Чтобы загладить неловкое положение, Ганс подошел к мольберту и снова принялся за работу. Деронда стоял неподвижно, признавая свое заблуждение, но в то же время сознавая, что отвращение к тому, чтобы Майра принял образ легкомысленной Береники, ничуть не ослабло. Он испытывал крайнее недовольство как собой, так и Гансом, однако умение сохранять спокойствие всегда помогало ему в минуты неловкости. Продолжая работать, Ганс снова заговорил:

– Но даже если предположить, что публика проявит внимание к моим картинам, все равно я считаю твое возражение несправедливым. Каждый заслуживающий внимания художник как можно чаще изображает лицо, которым искренне восхищается. Часть его души переходит на полотно. То, что он ненавидит, изображает в карикатуре; то, перед чем преклоняется, – в священной, героической фигуре. Если человек способен тысячу раз изобразить любимую женщину в образе Стеллы Марис[53], чтобы вселить мужество в тысячи моряков, тем больше ей чести. Разве это не лучше, чем представить нечто нескромное, но названное почитаемым именем?

– Если посмотреть, что творится в мире, то можно найти возражение на каждый твой аргумент. Однако таким способом не удастся решить ни одного нравственного вопроса, – категорично парировал Деронда. – Даже согласившись со всеми твоими общими рассуждениями, я имею право настаивать, чтобы ты не использовал лицо Майры в качестве модели для Береники. Я был не прав, когда говорил, что публика увидит ее в твоих картинах… – Деронда на миг задумался. – И все-таки, даже если ты не собираешься выставлять эти картины, существуют веские основания отказаться от твоего замысла. Не забывай, что сейчас положение Майры крайне шатко. До тех пор, пока девушка не приобретет относительную независимость, с ней надо обращаться так же бережно, как с вазой из венецианского стекла, чтобы не вырвать ее из безопасного места, где она сейчас отдыхает душой. Ты абсолютно уверен в собственном благоразумии? Прости, Ганс. Я ее нашел, а потому должен оберегать. Понимаешь?

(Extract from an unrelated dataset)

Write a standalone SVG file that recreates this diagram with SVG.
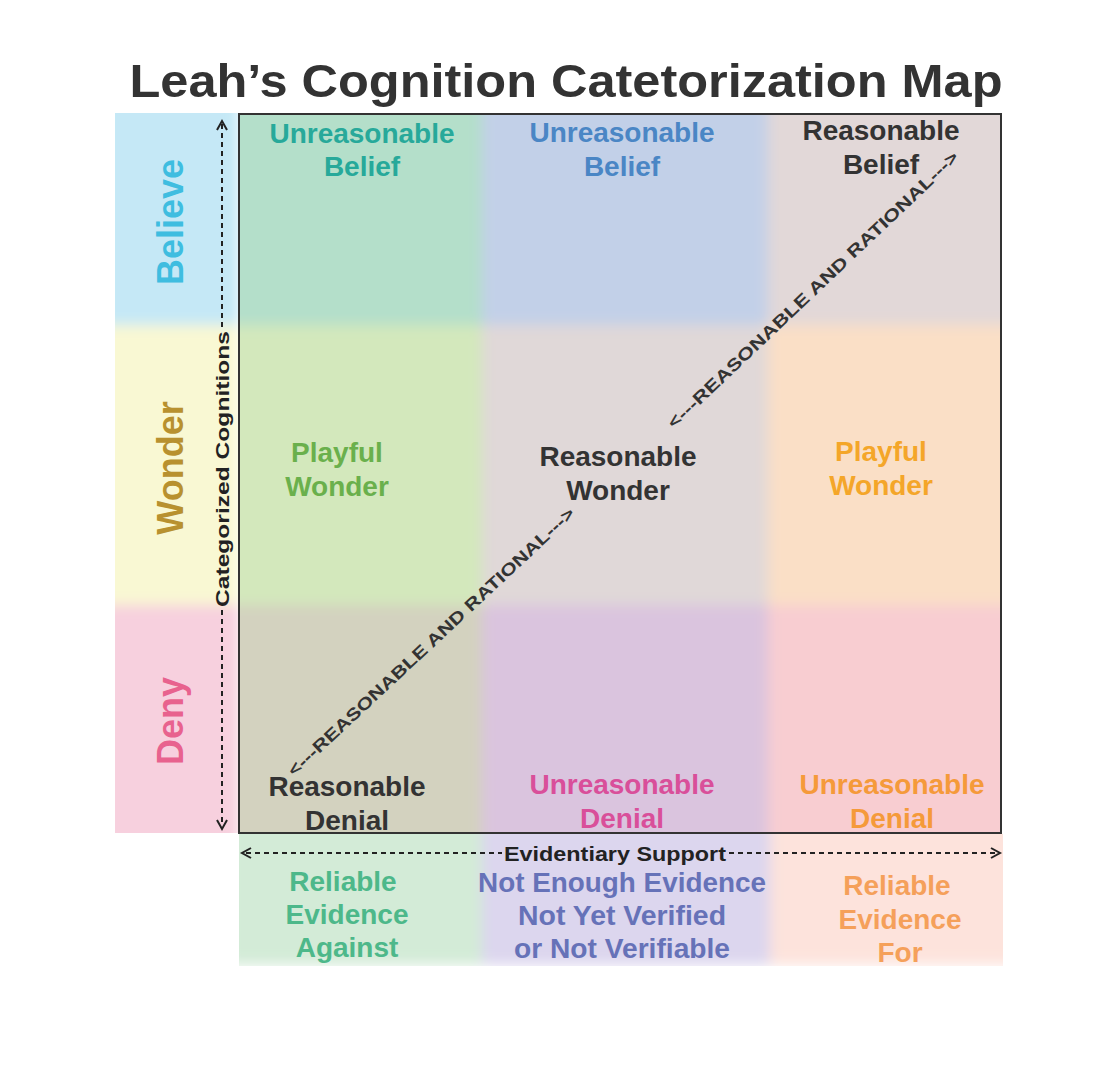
<svg xmlns="http://www.w3.org/2000/svg" width="1115" height="1078" viewBox="0 0 1115 1078">
<defs>
<filter id="soft" x="-5%" y="-5%" width="110%" height="110%"><feGaussianBlur stdDeviation="6.5"/></filter>
<clipPath id="gridClip"><rect x="239" y="114" width="762" height="719"/></clipPath>
<clipPath id="leftClip"><rect x="115" y="113" width="124" height="720"/></clipPath>
<clipPath id="botClip"><rect x="239" y="834" width="764" height="132"/></clipPath>
</defs>
<style>
text{font-family:"Liberation Sans","DejaVu Sans",sans-serif;font-weight:bold;text-anchor:middle}
.cell{font-size:28px}
.bot{font-size:28px}
.dash{fill:none;stroke:#222;stroke-width:2;stroke-dasharray:5 4}
.chev{fill:none;stroke:#222;stroke-width:2}
.side{font-size:36px}
</style>
<rect width="1115" height="1078" fill="#fff"/>
<text x="566" y="97" style="font-size:46px" fill="#333" textLength="873" lengthAdjust="spacingAndGlyphs">Leah’s Cognition Catetorization Map</text>

<g id="left-band" clip-path="url(#leftClip)">
<g filter="url(#soft)">
<rect x="100" y="90" width="139" height="235" fill="#c5e8f6"/>
<rect x="100" y="325" width="139" height="280" fill="#f9f8d3"/>
<rect x="100" y="605" width="139" height="250" fill="#f7d0de"/>
</g>
</g>

<g id="grid-bg" clip-path="url(#gridClip)">
<g filter="url(#soft)">
<rect x="220" y="95" width="262" height="230" fill="#b4dfca"/>
<rect x="482" y="95" width="286" height="230" fill="#c2d0e8"/>
<rect x="768" y="95" width="255" height="230" fill="#e2d8d8"/>
<rect x="220" y="325" width="262" height="280" fill="#d3e8bc"/>
<rect x="482" y="325" width="286" height="280" fill="#e0d8d8"/>
<rect x="768" y="325" width="255" height="280" fill="#fadfc6"/>
<rect x="220" y="605" width="262" height="250" fill="#d3d2bf"/>
<rect x="482" y="605" width="286" height="250" fill="#dac4de"/>
<rect x="768" y="605" width="255" height="250" fill="#f8cdd1"/>
</g>
</g>

<g id="bottom-band" clip-path="url(#botClip)">
<g filter="url(#soft)">
<rect x="225" y="820" width="257" height="145" fill="#d3ebd7"/>
<rect x="482" y="820" width="288" height="145" fill="#dcd6ee"/>
<rect x="770" y="820" width="250" height="145" fill="#fde3dc"/>
</g>
</g>

<rect id="frame" x="239" y="114" width="762" height="719" fill="none" stroke="#333" stroke-width="2"/>

<g id="row-labels">
<text class="side" transform="translate(183 222) rotate(-90)" fill="#3fbde0">Believe</text>
<text class="side" transform="translate(183 468) rotate(-90)" fill="#b8912f">Wonder</text>
<text class="side" transform="translate(183 721) rotate(-90)" fill="#e8628e">Deny</text>
</g>

<g id="n-unreasonable-belief-1"><text class="cell" fill="#27a99a"><tspan x="362" y="143">Unreasonable</tspan><tspan x="362" y="176">Belief</tspan></text></g>
<g id="n-unreasonable-belief-2"><text class="cell" fill="#4a86c5"><tspan x="622" y="142">Unreasonable</tspan><tspan x="622" y="176">Belief</tspan></text></g>
<g id="n-reasonable-belief"><text class="cell" fill="#333"><tspan x="881" y="140">Reasonable</tspan><tspan x="881" y="174">Belief</tspan></text></g>
<g id="n-playful-wonder-1"><text class="cell" fill="#6ab04c"><tspan x="337" y="462">Playful</tspan><tspan x="337" y="496">Wonder</tspan></text></g>
<g id="n-reasonable-wonder"><text class="cell" fill="#333"><tspan x="618" y="466">Reasonable</tspan><tspan x="618" y="500">Wonder</tspan></text></g>
<g id="n-playful-wonder-2"><text class="cell" fill="#f4a629"><tspan x="881" y="461">Playful</tspan><tspan x="881" y="495">Wonder</tspan></text></g>
<g id="n-reasonable-denial"><text class="cell" fill="#333"><tspan x="347" y="796">Reasonable</tspan><tspan x="347" y="830">Denial</tspan></text></g>
<g id="n-unreasonable-denial-1"><text class="cell" fill="#d94f9a"><tspan x="622" y="794">Unreasonable</tspan><tspan x="622" y="828">Denial</tspan></text></g>
<g id="n-unreasonable-denial-2"><text class="cell" fill="#f59a3a"><tspan x="892" y="794">Unreasonable</tspan><tspan x="892" y="828">Denial</tspan></text></g>

<g id="n-evidence-against"><text class="bot" fill="#4db88a"><tspan x="343" y="891">Reliable</tspan><tspan x="347" y="924">Evidence</tspan><tspan x="347" y="957">Against</tspan></text></g>
<g id="n-not-enough"><text class="bot" fill="#6672b8"><tspan x="622" y="892" textLength="288" lengthAdjust="spacingAndGlyphs">Not Enough Evidence</tspan><tspan x="622" y="925" textLength="208" lengthAdjust="spacingAndGlyphs">Not Yet Verified</tspan><tspan x="622" y="958" textLength="216" lengthAdjust="spacingAndGlyphs">or Not Verifiable</tspan></text></g>
<g id="n-evidence-for"><text class="bot" fill="#f5a05a"><tspan x="897" y="895">Reliable</tspan><tspan x="900" y="929">Evidence</tspan><tspan x="900" y="962">For</tspan></text></g>

<g id="connectors">
<line class="dash" x1="222" y1="124" x2="222" y2="328"/>
<line class="dash" x1="222" y1="610" x2="222" y2="826"/>
<polyline class="chev" points="217,130 222,121 227,130"/>
<polyline class="chev" points="217,820 222,829 227,820"/>
<text transform="translate(229 469) rotate(-90)" style="font-size:19px" fill="#222" textLength="276" lengthAdjust="spacingAndGlyphs">Categorized Cognitions</text>

<line class="dash" x1="246" y1="853" x2="502" y2="853"/>
<line class="dash" x1="729" y1="853" x2="996" y2="853"/>
<polyline class="chev" points="251,848 242,853 251,858"/>
<polyline class="chev" points="991,848 1000,853 991,858"/>
<text x="615" y="861" style="font-size:20px" fill="#222" textLength="222" lengthAdjust="spacingAndGlyphs">Evidentiary Support</text>

<text transform="translate(435 646) rotate(-43)" style="font-size:17px" fill="#333" textLength="385" lengthAdjust="spacingAndGlyphs">&lt;---REASONABLE AND  RATIONAL---&gt;</text>
<text transform="translate(817 294) rotate(-43.5)" style="font-size:17px" fill="#333" textLength="394" lengthAdjust="spacingAndGlyphs">&lt;---REASONABLE AND  RATIONAL---&gt;</text>
</g>
</svg>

– Вполне, – ответил Ганс, изобразив добродушную улыбку. – Ты совершенно справедливо считаешь, что мне на роду написано разбить все встретившееся по пути стекло, а заодно и собственную голову. Совершенно справедливо. С того самого момента, как я имел неосторожность появиться на свет, все, к чему лежала моя душа, непременно доставляло неприятности или мне самому, или кому-нибудь другому. Любое мое увлечение каким-то образом создает затруднительную ситуацию. Последний пример – занятия живописью. Из этой истории я буду выпутываться всю жизнь. Сейчас тебе кажется, что я устрою катастрофу дома. Ничего подобного. Нет. Я повзрослел и поумнел. Ты считаешь, что я по уши влюблен в Майру? Так оно и есть. Но ты также думаешь, что я буду кричать, дергаться и все испорчу. И вот здесь ты глубоко ошибаешься. Я преобразился. Спроси матушку.

– Значит, ты не считаешь глупостью безнадежную любовь? – заметил Деронда.

– Я не склонен называть свою любовь безнадежной, – возразил Ганс с вызывающим хладнокровием.

– Мой дорогой друг, ты собственными руками готовишь себе страдания, – решительно заявил Деронда. – Она не выйдет замуж за христианина, даже если полюбит. Ты наверняка слышал, как она говорит о своем народе и своей религии?

– Это не может продолжаться долго, – уверенно возразил Ганс. – Она не встретит ни одного приличного еврея. Каждый мужчина этой национальности невыносимо пронырлив.